Sunday 2 October 2016

'His Bloody Project' (2015) Graeme Macrae Burnet



It's been a long time since I've written on this blog. It should have been added to at least twice (Jane Eyre  and Olive Ketteridge if you were asking) and possibly more, but as the Man Booker Prize short list has been compiled, this seems as good a time as any to start the blog up again.

I will cut to the chase: this novel is superb. Set in a village on Scotland's West Coast, it consists of 'Documents relating to the case of Roderick Macrae.' The first part is Roderick Macrae's testimony written in prison whilst he awaited trial; the second part is a summary of the court case. Mixed in are witness testimonies and medical reports.

This novel has echoes of The Collector by John Fowles and Engleby by Sebastian Faulks as we are treated to a protagonist (at least in the first section) who is guilty of heinous crimes. However, whereas Frederick Clegg in The Collector is downright sinister, and Engleby is unusual to say the least from the opening, Roderick Macrae is someone that the reader empathises with and roots for in the trial.

There is so much that can be read into this novel. There is ample opportunity for a Marxist critique of how the village shares land; one could write a dissertation on the questionable madness of Roderick Macrae; the evident research of the author to explore what life was like in the highlands in the 1800s gives a fascinating insight into Scottish rural history.

I cannot write too much about the way the novel goes in terms of its storyline as it twists, turns and teases the reader. The fact that you do not know who two of the antihero's victims are until late on adds to the intrigue installed by Graeme Macrae Burnet. I finished this two days ago - I still do not know how I feel about Roderick by the end which by my reckoning is not a bad thing.

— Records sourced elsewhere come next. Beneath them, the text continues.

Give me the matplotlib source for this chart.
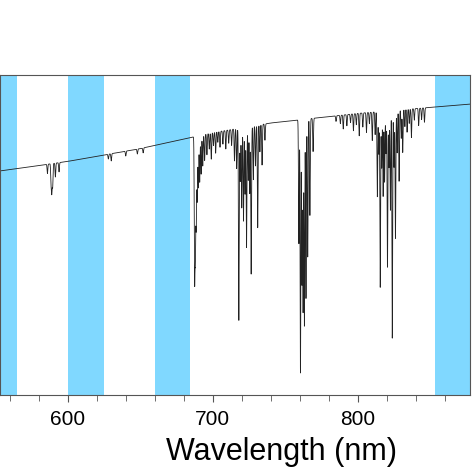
import numpy as np
import matplotlib.pyplot as plt
from matplotlib.ticker import MultipleLocator

plt.rcParams['font.family'] = ['Liberation Sans', 'DejaVu Sans']

# continuum knots (nm, relative intensity)
cont_nm = [540, 553, 600, 650, 700, 740, 760, 800, 840, 880, 900]
cont_val = [0.69, 0.70, 0.73, 0.77, 0.82, 0.85, 0.86, 0.88, 0.895, 0.91, 0.915]

# absorption lines: centre (nm), depth (fraction of continuum)
line_nm = [586.0, 588.5, 589.0, 589.6, 591.5, 594.0, 628.0, 630.0, 640.0, 648.0, 652.0,
           687.5, 688.0, 688.6, 689.3, 690.1, 691.0, 692.0, 693.1, 694.4, 696.0, 697.6,
           699.0, 700.5, 702.0, 703.5, 705.0, 707.0, 709.0, 711.0, 713.0, 715.0, 716.5,
           718.0, 719.0, 720.0, 721.2, 722.3, 723.3, 724.5, 725.5, 726.5, 728.0, 729.5,
           731.0, 732.5, 734.0, 736.0,
           759.4, 760.5, 761.5, 762.3, 763.2, 764.3, 765.5, 767.0, 769.2,
           785.0, 788.0, 790.0, 792.5, 795.0, 797.0, 799.0, 801.0, 803.5, 806.0, 808.0,
           810.0, 812.0, 813.5, 814.5, 815.5, 816.5, 817.5, 818.5, 819.5, 820.5, 821.5,
           822.5, 823.8, 825.0, 826.0, 827.2, 828.5, 830.0, 831.0, 832.5, 834.0, 835.5,
           837.0, 839.0, 842.0, 844.0, 846.0]
line_depth = [0.04, 0.08, 0.12, 0.10, 0.06, 0.04, 0.02, 0.03, 0.02, 0.02, 0.02,
              0.55, 0.45, 0.35, 0.25, 0.20, 0.18, 0.15, 0.12, 0.10, 0.08, 0.06,
              0.10, 0.05, 0.08, 0.04, 0.06, 0.05, 0.07, 0.05, 0.06, 0.12, 0.15,
              0.72, 0.20, 0.30, 0.35, 0.25, 0.45, 0.20, 0.25, 0.55, 0.20, 0.15,
              0.38, 0.10, 0.15, 0.06,
              0.45, 0.92, 0.60, 0.70, 0.75, 0.65, 0.50, 0.35, 0.12,
              0.02, 0.03, 0.05, 0.04, 0.03, 0.06, 0.04, 0.08, 0.05, 0.07, 0.04,
              0.10, 0.08, 0.30, 0.15, 0.62, 0.20, 0.30, 0.25, 0.15, 0.55, 0.20,
              0.35, 0.80, 0.20, 0.45, 0.15, 0.25, 0.10, 0.15, 0.06, 0.08, 0.05,
              0.10, 0.04, 0.06, 0.04, 0.05]

# shaded bands (nm)
band_lo = [540, 600, 660, 853]
band_hi = [565, 625, 684, 900]

wl = np.arange(540, 900, 0.05)
flux = np.interp(wl, cont_nm, cont_val)
trans = np.ones_like(wl)
for c, d in zip(line_nm, line_depth):
    trans *= 1 - d * np.exp(-0.5 * ((wl - c) / 0.25) ** 2)
flux = flux * trans

fig = plt.figure(figsize=(4.74, 4.74), dpi=100)
ax = fig.add_axes([0.0, 1 - 395 / 474, 470 / 474, 320 / 474])

for lo, hi in zip(band_lo, band_hi):
    ax.axvspan(lo, hi, color='#80d8ff', lw=0)
ax.plot(wl, flux, color='#222222', lw=0.6)

ax.set_xlim(553.3, 877.4)
ax.set_ylim(0, 1)
ax.set_yticks([])
ax.xaxis.set_major_locator(MultipleLocator(100))
ax.xaxis.set_minor_locator(MultipleLocator(20))
ax.tick_params(axis='x', which='major', labelsize=15, length=5, pad=6, color='#555555')
ax.tick_params(axis='x', which='minor', length=4, color='#555555')
for s in ax.spines.values():
    s.set_color('#555555')
    s.set_linewidth(0.8)
ax.set_xlabel('Wavelength (nm)', fontsize=22)
ax.xaxis.set_label_coords(0.6, -0.13)

fig.savefig('out.png', dpi=100)
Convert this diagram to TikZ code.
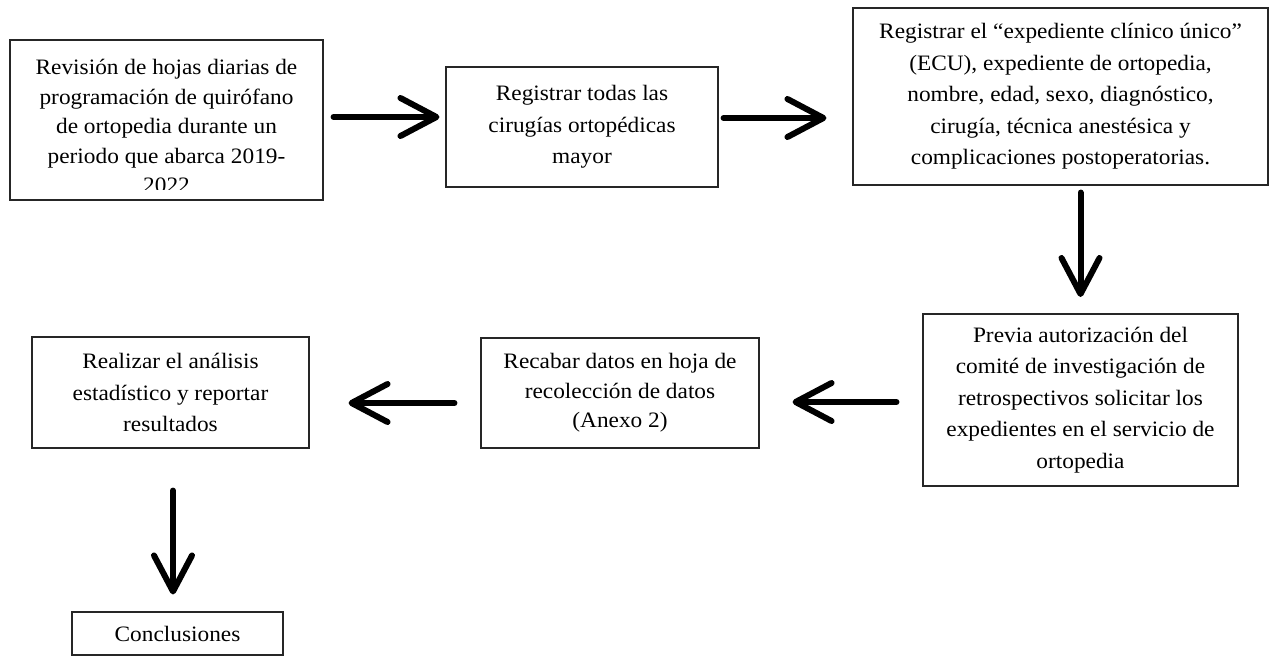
\documentclass[tikz,border=0pt]{standalone}
\usepackage{fontspec}
\setmainfont{Liberation Serif}[FakeStretch=1.06]
\usetikzlibrary{arrows.meta,calc}
\begin{document}
\begin{tikzpicture}[x=1pt,y=-1pt,
  box/.style={draw=black!85, line width=1.1pt, inner sep=0pt, align=center,
    font=\fontsize{22}{31.5}\selectfont},
  harrow/.style={line width=6pt, line cap=round, line join=round,
    -{Straight Barb[length=36pt,width=38pt,line width=6pt,round]}},
  txt/.style={inner sep=0pt, align=center, font=\fontsize{22}{29.5}\selectfont}]
\useasboundingbox (0,0) rectangle (1271,656);
% boxes
\node[box, minimum width=313pt, minimum height=160pt] (b1) at (166.5,120) {};
\begin{scope}
  \clip (10,40) rectangle (323,189);
  \node[txt] (t1) at (166.5,126) {Revisión de hojas diarias de\\programación de quirófano\\de ortopedia durante un\\periodo que abarca 2019-\\2022};
\end{scope}
\node[box, minimum width=272pt, minimum height=120pt] (b2) at (582,127)
  {Registrar todas las\\cirugías ortopédicas\\mayor};
\node[box, minimum width=415pt, minimum height=177pt] (b3) at (1060.5,96.5)
  {Registrar el “expediente clínico único”\\(ECU), expediente de ortopedia,\\nombre, edad, sexo, diagnóstico,\\cirugía, técnica anestésica y\\complicaciones postoperatorias.};
\node[box, minimum width=315pt, minimum height=172pt] (b4) at (1080.5,400)
  {Previa autorización del\\comité de investigación de\\retrospectivos solicitar los\\expedientes en el servicio de\\ortopedia};
\node[box, minimum width=278pt, minimum height=110pt,
  font=\fontsize{22}{29.5}\selectfont] (b5) at (620,393)
  {Recabar datos en hoja de\\recolección de datos\\(Anexo 2)};
\node[box, minimum width=277pt, minimum height=111pt] (b6) at (170.5,392.5)
  {Realizar el análisis\\estadístico y reportar\\resultados};
\node[box, minimum width=211pt, minimum height=43pt] (b7) at (177.5,633.5)
  {Conclusiones};
% connectors
\coordinate (a1s) at ($(b1.east)+(10,-3)$);
\coordinate (a1e) at ($(b2.west)+(-6,-10)$);
\draw[harrow] (a1s) -- (a1e);
\coordinate (a2s) at ($(b2.east)+(5,-9)$);
\coordinate (a2e) at ($(b3.west |- a2s)+(-26,0)$);
\draw[harrow] (a2s) -- (a2e);
\coordinate (a3s) at ($(b3.south)+(20,7)$);
\coordinate (a3e) at ($(b4.north)+(0,-16)$);
\draw[harrow] (a3s) -- (a3e |- 0,297);
\coordinate (a4s) at ($(b4.west)+(-26,2)$);
\coordinate (a4e) at ($(b5.east |- a4s)+(33,0)$);
\draw[harrow] (a4s) -- (a4e);
\coordinate (a5s) at ($(b5.west)+(-26,10)$);
\coordinate (a5e) at ($(b6.east |- a5s)+(39,0)$);
\draw[harrow] (a5s) -- (a5e);
\coordinate (a6s) at ($(b6.south)+(2.5,42)$);
\coordinate (a6e) at ($(b7.north)+(-4.5,-17)$);
\draw[harrow] (a6s) -- (a6s |- a6e);
\end{tikzpicture}
\end{document}
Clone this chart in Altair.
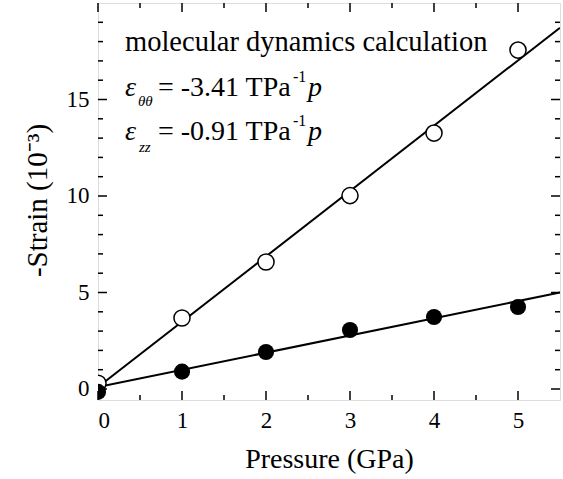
import altair as alt
import pandas as pd

# ---- data ----
pressure = [0, 1, 2, 3, 4, 5]
strain_theta = [0.3, 3.68, 6.58, 10.02, 13.26, 17.56]   # open circles
strain_zz = [-0.15, 0.9, 1.92, 3.06, 3.73, 4.25]        # filled circles

fit_x = [0.0, 5.5]
fit_theta = [0.1, 18.72]
fit_zz = [0.1, 5.0]

x_major = [0, 1, 2, 3, 4, 5]
x_minor = [0.5, 1.5, 2.5, 3.5, 4.5]
y_major = [0, 5, 10, 15]
y_minor = [1, 2, 3, 4, 6, 7, 8, 9, 11, 12, 13, 14, 16, 17, 18, 19]

W, H = 462, 397
FONT = "Liberation Serif"

xs = alt.Scale(domain=[0, 5.5], nice=False, zero=False)
ys = alt.Scale(domain=[-0.57, 20], nice=False, zero=False)

pts = pd.DataFrame({
    "p": pressure * 2,
    "s": strain_theta + strain_zz,
    "kind": ["theta"] * 6 + ["zz"] * 6,
})
fits = pd.DataFrame({
    "p": fit_x * 2,
    "s": fit_theta + fit_zz,
    "kind": ["theta"] * 2 + ["zz"] * 2,
})

X = alt.X("p:Q", scale=xs, axis=alt.Axis(
    values=x_major, format="d", title="Pressure (GPa)", ticks=False, domain=False,
    grid=False, labelPadding=9, labelFontSize=23, titleFontSize=28, titlePadding=13,
    titleFontWeight="normal", labelFont=FONT, titleFont=FONT,
    labelColor="black", titleColor="black"))
Y = alt.Y("s:Q", scale=ys, axis=alt.Axis(
    values=y_major, format="d", title="-Strain (10⁻³)", ticks=False, domain=False,
    grid=False, labelPadding=9, labelFontSize=23, titleFontSize=29,
    titleFontWeight="normal", titleAngle=270, titleX=-52, titleY=197,
    titleBaseline="alphabetic", titleAlign="center", labelFont=FONT, titleFont=FONT,
    labelColor="black", titleColor="black"))

lines = alt.Chart(fits).mark_line(color="black", strokeWidth=2, clip=True).encode(
    x=X, y=Y, detail="kind:N")

open_pts = alt.Chart(pts[pts.kind == "theta"]).mark_point(
    shape="circle", filled=True, fill="white", stroke="black", strokeWidth=1.5,
    size=260, opacity=1, clip=True).encode(x="p:Q", y="s:Q")
fill_pts = alt.Chart(pts[pts.kind == "zz"]).mark_point(
    shape="circle", filled=True, color="black", size=260, opacity=1, clip=True
).encode(x="p:Q", y="s:Q")

def xticks(vals, length):
    d = pd.DataFrame({"p": vals})
    b = alt.Chart(d).mark_rule(color="black", strokeWidth=1.5).encode(
        x=alt.X("p:Q", scale=xs), y=alt.value(H), y2=alt.value(H - length))
    t = alt.Chart(d).mark_rule(color="black", strokeWidth=1.5).encode(
        x=alt.X("p:Q", scale=xs), y=alt.value(0), y2=alt.value(length))
    return b + t

def yticks(vals, length):
    d = pd.DataFrame({"s": vals})
    l = alt.Chart(d).mark_rule(color="black", strokeWidth=1.5).encode(
        y=alt.Y("s:Q", scale=ys), x=alt.value(0), x2=alt.value(length))
    r = alt.Chart(d).mark_rule(color="black", strokeWidth=1.5).encode(
        y=alt.Y("s:Q", scale=ys), x=alt.value(W), x2=alt.value(W - length))
    return l + r

ticks = xticks(x_major, 9) + xticks(x_minor, 5) + yticks(y_major, 9) + yticks(y_minor, 5)

def txt(s, x, y, size=28, style="normal"):
    return alt.Chart(pd.DataFrame({"t": [s]})).mark_text(
        font=FONT, fontSize=size, fontStyle=style, align="left",
        baseline="alphabetic", color="black").encode(
        text="t:N", x=alt.value(x), y=alt.value(y))

ann = (
    txt("molecular dynamics calculation", 27, 48, size=28.5)
    + txt("ε", 27, 93, style="italic")
    + txt("θθ", 40, 103, size=15, style="italic")
    + txt("= -3.41 TPa", 60, 93)
    + txt("-1", 195, 79, size=16)
    + txt("p", 210, 93, style="italic")
    + txt("ε", 27, 137, style="italic")
    + txt("zz", 41, 149, size=15, style="italic")
    + txt("= -0.91 TPa", 60, 137)
    + txt("-1", 195, 123, size=16)
    + txt("p", 210, 137, style="italic")
)

chart = alt.layer(lines, open_pts, fill_pts, ticks, ann).properties(
    width=W, height=H,
    autosize=alt.AutoSizeParams(type="none"),
    padding={"left": 98, "top": 3, "right": 3, "bottom": 79},
).configure_view(stroke="black", strokeWidth=2).configure(background="white")

chart.save("out.html", embed_options={"renderer": "svg", "actions": False})
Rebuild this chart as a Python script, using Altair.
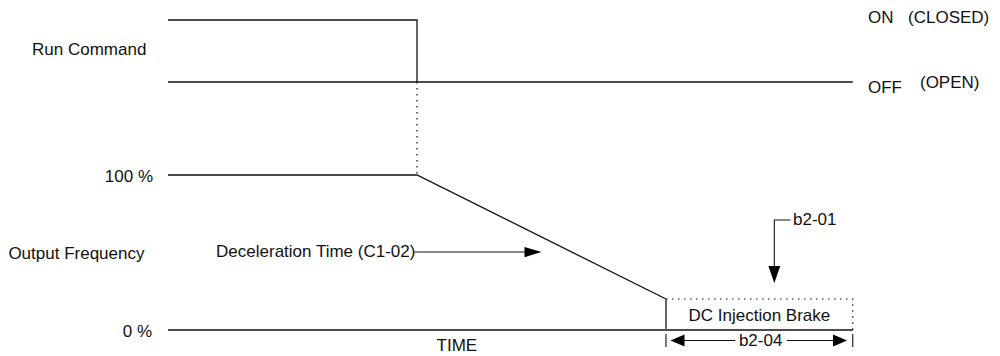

I wrote on one of the football forums that I frequent that I thought that this was an 8.5/10 novel. However, what am I marking it down on? I don't think that there is much wrong with that novel whatsoever. It was a surprise entry for the Booker Prize, with the novelist being relatively unknown and the publishing house not being one of the big hitters. However, not unlike its setting it is a hidden gem. Not everyone will have heard of it but when they experience it they will remember it for a long time.



As a footnote, after reading this I rushed to Amazon to buy Graeme Macrae Burnet's debut novel, The Disappearance of Adele Bedeau. After seeing the paperbacks only being available for circa. £25, I disappeared faster than the unfortunate Adele.